(Task directions) Retype every line from the start of the data down to and including the line with "9.2, 8.3, 7.4]". Skip the pictures.

(Supplied information)
(begin)
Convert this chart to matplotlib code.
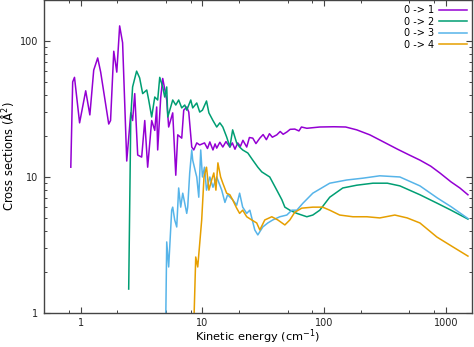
import matplotlib
matplotlib.use("Agg")
import matplotlib.pyplot as plt
from matplotlib.ticker import LogLocator, NullFormatter

# rotational transitions 0 -> j : kinetic energy (cm-1) vs cross section (A^2)
x01 = [0.83, 0.86, 0.89, 0.98, 1.10, 1.19, 1.28, 1.38, 1.46, 1.70, 1.76, 1.87,
       1.98, 2.09, 2.21, 2.39, 2.58, 2.67, 2.78, 2.94, 3.17, 3.36, 3.55, 3.83,
       4.06, 4.21, 4.29, 4.54, 4.72, 5.09, 5.28, 5.70, 6.04, 6.27, 6.76, 7.02,
       7.43, 7.72, 8.17, 8.49, 8.98, 9.50, 10.4, 11.0, 11.5, 12.2, 12.7, 13.1,
       13.9, 14.7, 15.6, 16.8, 17.6, 18.5, 19.5, 20.5, 21.5, 23.1, 24.3, 25.9,
       27.5, 29.6, 31.5, 33.5, 35.5, 37.5, 40.8, 43.5, 46.0, 49.3, 52.5, 57.3,
       62.0, 65.0, 72, 92, 120, 150, 185, 237, 286, 400, 500, 611, 750, 891,
       1100, 1300, 1514]
y01 = [11.8, 50, 54, 25, 43, 28.6, 61, 75, 59, 24.5, 26, 84,
       59, 129, 97, 13.1, 29.6, 26, 41, 14.5, 14, 26, 11.8, 26,
       22, 32.7, 15.8, 38, 53, 36.8, 23.3, 29.6, 10.3, 20.4, 19.3, 31,
       32.7, 30, 16.6, 15.8, 17.8, 17.2, 17.8, 16.2, 18.1, 15.8, 17.5, 16.3,
       18.0, 16.6, 18.2, 16.6, 17.8, 16.0, 17.8, 16.8, 18.6, 16.6, 19.5, 19.3,
       17.6, 19.3, 20.5, 18.8, 20.8, 19.6, 20.4, 21.6, 20.6, 21.4, 22.4, 22.5,
       21.8, 23.3, 22.8, 23.3, 23.4, 23.3, 22.2, 20.4, 18.7, 16.0, 14.5, 13.3, 12.0, 10.7,
       9.2, 8.3, 7.4]

x02 = [2.48, 2.58, 2.67, 2.88, 3.05, 3.23, 3.49, 3.62, 3.83, 4.06, 4.29, 4.46,
       4.72, 4.90, 5.09, 5.19, 5.49, 5.70, 6.04, 6.38, 6.76, 7.16, 7.43, 8.02,
       8.32, 8.98, 9.50, 10.0, 10.8, 11.3, 12.2, 13.1, 13.9, 14.7, 15.8, 16.8,
       17.7, 19.1, 20.2, 21.4, 23.6, 25.9, 28.5, 30.7, 35.7, 40.8, 44.9, 47.5,
       52.2, 59.6, 72, 80.6, 92, 111, 142, 185, 251, 330, 418, 611, 850, 1100,
       1514]
y02 = [1.5, 27.6, 45.9, 60, 53.5, 41, 43.6, 36.8, 27.6, 38.7, 36.8, 54,
       45.9, 38.7, 45.9, 27.6, 32.7, 36.8, 33.8, 36.8, 32.2, 33.8, 31, 36.8,
       32.2, 35, 30, 31, 36.2, 29.6, 26, 23.3, 25, 23.3, 19.7, 16.6,
       22.2, 17.8, 16.6, 15.8, 15, 13.3, 11.8, 10.9, 10, 8.0, 6.8, 6.0,
       5.7, 5.4, 5.1, 5.25, 5.7, 7.1, 8.3, 8.7, 9.0, 9.0, 8.6, 7.4, 6.4, 5.7,
       4.9]

x03 = [4.99, 5.09, 5.28, 5.59, 5.70, 5.92, 6.15, 6.38, 6.63, 6.89, 7.16, 7.43,
       7.57, 7.86, 8.17, 8.32, 8.81, 8.98, 9.33, 9.68, 10.0, 10.4, 10.8, 11.5,
       12.2, 13.1, 14.4, 15.3, 16.1, 17.7, 19.1, 20.2, 21.4, 23.1, 24.5, 26.9,
       28.5, 31.3, 34.4, 37.8, 43.2, 49.3, 54.2, 59.6, 66.7, 80.6, 111, 153,
       208, 286, 418, 611, 850, 1100, 1514]
y03 = [0.8, 3.33, 2.18, 5.7, 6.0, 4.83, 4.29, 8.3, 6.0, 7.6, 6.4, 5.4,
       6.0, 10.7, 15.8, 13.3, 10.7, 10, 7.1, 15.8, 10, 11.8, 8.0, 10,
       8.4, 10, 8.0, 6.5, 7.4, 6.8, 6.2, 7.6, 6.0, 5.4, 5.7, 4.08,
       3.75, 4.29, 4.59, 4.83, 5.1, 5.25, 5.7, 5.7, 6.4, 7.6, 9.0, 9.5,
       9.8, 10.2, 10.0, 8.6, 7.0, 6.05, 4.95]

x04 = [8.49, 8.81, 9.15, 9.86, 10.3, 10.8, 11.3, 11.9, 12.4, 12.9, 13.4, 14.1,
       14.7, 15.8, 16.8, 17.7, 19.1, 20.2, 21.4, 23.1, 25.4, 27.9, 29.6, 32.5,
       37.1, 41.6, 47.5, 52.2, 57.3, 65.4, 80.6, 97, 111, 134, 172, 224,
       286, 380, 480, 611, 841, 1140, 1514]
y04 = [0.8, 2.58, 2.18, 4.83, 10, 11.8, 8.0, 9.5, 10.7, 8.0, 12.7, 10,
       9.0, 7.6, 7.4, 6.8, 5.9, 5.4, 5.7, 5.1, 4.83, 4.59, 4.08, 4.83,
       5.1, 4.83, 4.44, 4.83, 5.5, 5.9, 6.0, 6.0, 5.7, 5.25, 5.1, 5.1,
       5.0, 5.25, 5.0, 4.59, 3.62, 3.06, 2.62]

labels = ["0 -> 1", "0 -> 2", "0 -> 3", "0 -> 4"]
colors = ["#9400d3", "#009e73", "#56b4e9", "#e69f00"]

xticks = [1, 10, 100, 1000]
xtick_labels = ["1", "10", "100", "1000"]
yticks = [1, 10, 100]
ytick_labels = ["1", "10", "100"]


def main():
    fig = plt.figure(figsize=(4.74, 3.47), dpi=100)
    ax = fig.add_axes([44 / 474, 34 / 347, 428 / 474, 313 / 347])

    series = [(x01, y01), (x02, y02), (x03, y03), (x04, y04)]
    for (x, y), lab, col in zip(series, labels, colors):
        ax.plot(x, y, color=col, lw=1.1, label=lab)

    ax.set_xscale("log")
    ax.set_yscale("log")
    ax.set_xlim(0.5, 1635)
    ax.set_ylim(1, 200)

    ax.set_xticks(xticks, xtick_labels)
    ax.set_yticks(yticks, ytick_labels)
    ax.xaxis.set_minor_locator(LogLocator(base=10, subs=[2, 5, 8]))
    ax.yaxis.set_minor_locator(LogLocator(base=10, subs=range(2, 10)))
    ax.xaxis.set_minor_formatter(NullFormatter())
    ax.yaxis.set_minor_formatter(NullFormatter())

    edge = "#444444"
    for sp in ax.spines.values():
        sp.set_color(edge)
        sp.set_linewidth(1.0)
    ax.tick_params(which="both", direction="in", top=True, right=True,
                   color=edge, labelsize=7, labelcolor="#222222")
    ax.tick_params(which="major", length=4, width=0.8, pad=4)
    ax.tick_params(which="minor", length=2.2, width=0.7)
    ax.tick_params(axis="x", which="major", pad=3.5)

    ax.set_xlabel("Kinetic energy (cm$^{-1}$)", fontsize=8.2, labelpad=0)
    ax.set_ylabel("Cross sections (Å$^2$)", fontsize=8.3, labelpad=3)

    ax.legend(loc="upper right", frameon=False, markerfirst=False, fontsize=7,
              handlelength=2.8, handletextpad=0.5, labelspacing=0.15,
              borderpad=0.1, borderaxespad=0.45)

    fig.savefig("out.png", dpi=100)


if __name__ == "__main__":
    main()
(end)
(The response)
Convert this chart to matplotlib code.
import matplotlib
matplotlib.use("Agg")
import matplotlib.pyplot as plt
from matplotlib.ticker import LogLocator, NullFormatter

# rotational transitions 0 -> j : kinetic energy (cm-1) vs cross section (A^2)
x01 = [0.83, 0.86, 0.89, 0.98, 1.10, 1.19, 1.28, 1.38, 1.46, 1.70, 1.76, 1.87,
       1.98, 2.09, 2.21, 2.39, 2.58, 2.67, 2.78, 2.94, 3.17, 3.36, 3.55, 3.83,
       4.06, 4.21, 4.29, 4.54, 4.72, 5.09, 5.28, 5.70, 6.04, 6.27, 6.76, 7.02,
       7.43, 7.72, 8.17, 8.49, 8.98, 9.50, 10.4, 11.0, 11.5, 12.2, 12.7, 13.1,
       13.9, 14.7, 15.6, 16.8, 17.6, 18.5, 19.5, 20.5, 21.5, 23.1, 24.3, 25.9,
       27.5, 29.6, 31.5, 33.5, 35.5, 37.5, 40.8, 43.5, 46.0, 49.3, 52.5, 57.3,
       62.0, 65.0, 72, 92, 120, 150, 185, 237, 286, 400, 500, 611, 750, 891,
       1100, 1300, 1514]
y01 = [11.8, 50, 54, 25, 43, 28.6, 61, 75, 59, 24.5, 26, 84,
       59, 129, 97, 13.1, 29.6, 26, 41, 14.5, 14, 26, 11.8, 26,
       22, 32.7, 15.8, 38, 53, 36.8, 23.3, 29.6, 10.3, 20.4, 19.3, 31,
       32.7, 30, 16.6, 15.8, 17.8, 17.2, 17.8, 16.2, 18.1, 15.8, 17.5, 16.3,
       18.0, 16.6, 18.2, 16.6, 17.8, 16.0, 17.8, 16.8, 18.6, 16.6, 19.5, 19.3,
       17.6, 19.3, 20.5, 18.8, 20.8, 19.6, 20.4, 21.6, 20.6, 21.4, 22.4, 22.5,
       21.8, 23.3, 22.8, 23.3, 23.4, 23.3, 22.2, 20.4, 18.7, 16.0, 14.5, 13.3, 12.0, 10.7,
       9.2, 8.3, 7.4]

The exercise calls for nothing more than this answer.